The one I got close to 200 IBUs was undrinkable at first; after 9 months in secondary it was pretty good.
 
@Sadfield how did this turn out? I've just ordered ordered ingredients for 1868 Tetley East India pale ale from from Ron Pattisons book, I'm planning on adding some oak chips but not Brett. Will be getting sampled at an event in just 4 months time but the majority may well get aged longer.

Nice but still quite bitter, although it was considerably more IBUs than the base recipe due to the random selection of hops used. I've since redone it with first gold hops and chevalier malt, which gives a fuller, sweeter body for the hops and more balanced beer. Well worth trying.

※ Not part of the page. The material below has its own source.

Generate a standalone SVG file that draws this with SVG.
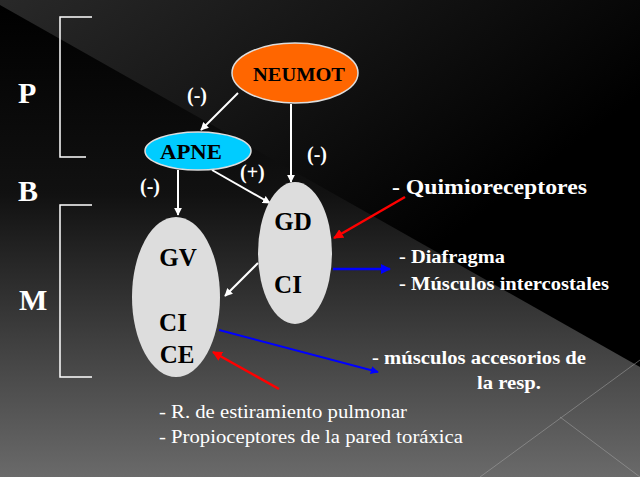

I'm pretty sure I've had that Tetley IPA brewed by someone else at a homebrew club and it was really nice.
 
What was the size of the batch? How long did it go before you tried it?
The one I got close to 200 IBUs was undrinkable at first; after 9 months in secondary it was pretty good.

I think it was 23l. Most was dry hop with no bittering if I remember. I just dropped 100g into a keg and it's still extremely bitter. Have to leave it until the particles drop. It was very tasty until I did that now I will have to wait.
 
Worth noting that the Shellhammer lab suggest that the optimum for Cascade is 4-8g/l - there's no gain for adding more but you do start to introduce undesirable flavours - but that figure may vary for other varieties.
https://onlinelibrary.wiley.com/doi/abs/10.1002/jib.517

Cloudwater routinely add 24g/l to eg their DIPAs (compared to ~8g/l in the early DIPAs), and did a 48g/l collaboration with Other Half - but they are eg using centrifugation to clean up the beers afterwards.